The brain.sensors block enables multi-modal phenomenological fusion:
visual: Base RGB screen buffer.depth: Stereoscopic distance matrix.audio: High-frequency waveforms transformed into 2D Mel Spectrograms.thermal: Binary semantic segmentation masks to isolate dynamic entities.
Compile a randomized BSP map using the Oblige procedural generation engine. This helps inject massive geographic variance into the training corpus to prevent spatial overfitting.
python main.py generate
Run a continuous pipeline to procedurally generate maps, launch the engine, and record expert demonstration data across highly varied topological environments.
python main.py randomize
Launch the engine in Spectator Mode to capture training data manually on specific modules. The engine binds keys dynamically based on the active profile in app.yaml.
# Usage: python main.py record --module <module_name>
python main.py record --module combat
Verify your dataset is balanced and normalized before training via Jinja2 template reports.
python main.py inspect
Tip
Look for High Idle Time. If the agent spends >50% of the time doing nothing, the model will converge to inaction due to gradient sparsity.
Run the Behavioral Cloning loop to map the multi-modal observations to action vectors via Binary Cross-Entropy. The DataLoader automatically applies dynamic spatial Mirror Augmentation.
# Trains on ALL available data modules across the active profile
python main.py train --module all
Run a diagnostic Brain Scan to check for class-imbalance failures against the test data.
# Cap the evaluation to 50 sequence batches
python main.py audit --module all
# Run a full-corpus evaluation without overlapping sequence strides
python main.py audit --module all --full
Launch the agent autonomously. If the agent enters an equilibrium state (e.g., staring at a corner), hold Left Shift to suspend the LNN logits and capture raw keyboard overrides.

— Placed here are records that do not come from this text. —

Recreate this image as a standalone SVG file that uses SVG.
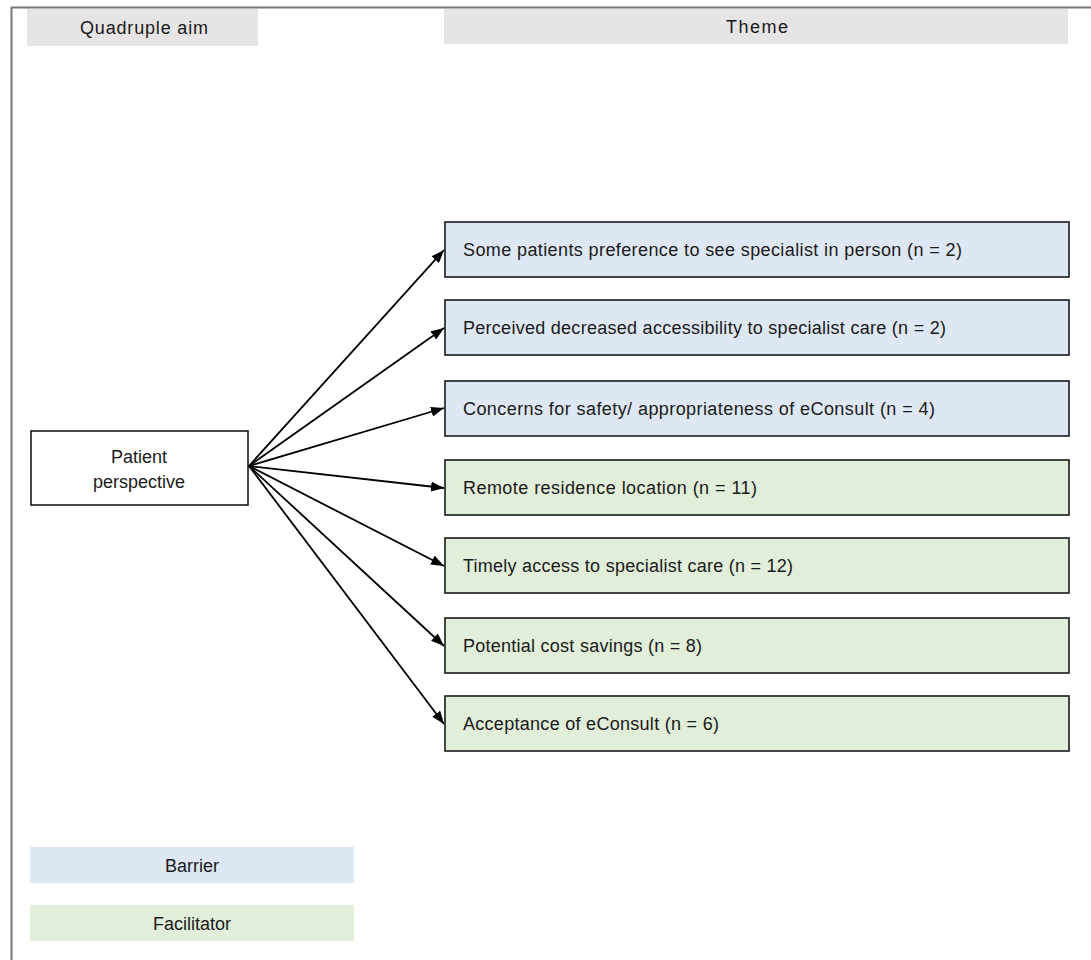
<svg xmlns="http://www.w3.org/2000/svg" width="1091" height="960" viewBox="0 0 1091 960">
<defs>
<style>
text{font-family:"Liberation Sans",Arial,sans-serif;font-size:18px;fill:#1a1a1a}
.hdr{fill:#e6e4e4}
.bar{fill:#dde8f4;stroke:#1a1a1a;stroke-width:1.6}
.fac{fill:#e1eed9;stroke:#1a1a1a;stroke-width:1.6}
.conn line{stroke:#000;stroke-width:1.8;marker-end:url(#ah)}
</style>
<marker id="ah" markerWidth="13" markerHeight="10" refX="13" refY="5" orient="auto" markerUnits="userSpaceOnUse">
<path d="M0,0 L13,5 L0,10 Z" fill="#000"/>
</marker>
</defs>
<rect width="1091" height="960" fill="#fff"/>
<path d="M11.5,960 V7.5 H1091" fill="none" stroke="#777" stroke-width="2"/>
<g id="hdr-aim"><rect class="hdr" x="27" y="9" width="231" height="37"/><text x="80" y="34" textLength="128" lengthAdjust="spacing">Quadruple aim</text></g>
<g id="hdr-theme"><rect class="hdr" x="444" y="9" width="624" height="35"/><text x="726" y="33" textLength="62" lengthAdjust="spacing">Theme</text></g>
<g id="patient"><rect x="31" y="431" width="217" height="74" fill="#fff" stroke="#1a1a1a" stroke-width="1.6"/><text x="139" y="463" text-anchor="middle">Patient</text><text x="139" y="488" text-anchor="middle">perspective</text></g>
<g class="conn" id="connectors">
<line x1="249" y1="466" x2="444" y2="250"/>
<line x1="249" y1="466" x2="444" y2="328"/>
<line x1="249" y1="466" x2="444" y2="408"/>
<line x1="249" y1="466" x2="444" y2="488"/>
<line x1="249" y1="466" x2="444" y2="566"/>
<line x1="249" y1="466" x2="444" y2="646"/>
<line x1="249" y1="466" x2="444" y2="724"/>
</g>
<g id="t1"><rect class="bar" x="445" y="222" width="624" height="55"/><text x="463" y="256" textLength="499" lengthAdjust="spacing">Some patients preference to see specialist in person (n = 2)</text></g>
<g id="t2"><rect class="bar" x="445" y="300" width="624" height="55"/><text x="463" y="334" textLength="483" lengthAdjust="spacing">Perceived decreased accessibility to specialist care (n = 2)</text></g>
<g id="t3"><rect class="bar" x="445" y="381" width="624" height="55"/><text x="463" y="415" textLength="472" lengthAdjust="spacing">Concerns for safety/ appropriateness of eConsult (n = 4)</text></g>
<g id="t4"><rect class="fac" x="445" y="460" width="624" height="55"/><text x="463" y="494" textLength="294" lengthAdjust="spacing">Remote residence location (n = 11)</text></g>
<g id="t5"><rect class="fac" x="445" y="538" width="624" height="55"/><text x="463" y="572" textLength="330" lengthAdjust="spacing">Timely access to specialist care (n = 12)</text></g>
<g id="t6"><rect class="fac" x="445" y="618" width="624" height="55"/><text x="463" y="652" textLength="239" lengthAdjust="spacing">Potential cost savings (n = 8)</text></g>
<g id="t7"><rect class="fac" x="445" y="696" width="624" height="55"/><text x="463" y="730" textLength="256" lengthAdjust="spacing">Acceptance of eConsult (n = 6)</text></g>
<g id="legend-barrier"><rect x="30" y="847" width="324" height="36" fill="#dde8f4"/><text x="192" y="872" text-anchor="middle">Barrier</text></g>
<g id="legend-facilitator"><rect x="30" y="905" width="324" height="36" fill="#e1eed9"/><text x="192" y="930" text-anchor="middle">Facilitator</text></g>
</svg>
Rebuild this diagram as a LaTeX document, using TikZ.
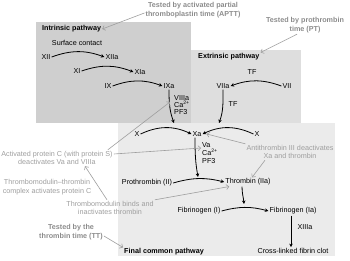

python main.py intervene --module combat
Releasing the key automatically dumps a _recovery trace file to cure Covariate Shift.
Generate a topological breakdown of the active neural architecture via torchinfo. This executes a dummy forward pass to validate that the active sensor cortices are dynamically scaling and concatenating properly into the liquid core.
python main.py summary
Watch the LNN play the game live. The agent manages a continuous hidden state (hx) through the Liquid ODEs.
python main.py run --module combat
To get a sense of what frames are activating the model during gameplay, generate heat maps of the final convolution's output during a particular sequence of training data.
python main.py examine --sequence 100
π License
MIT License.
DOOM is a registered trademark of id Software.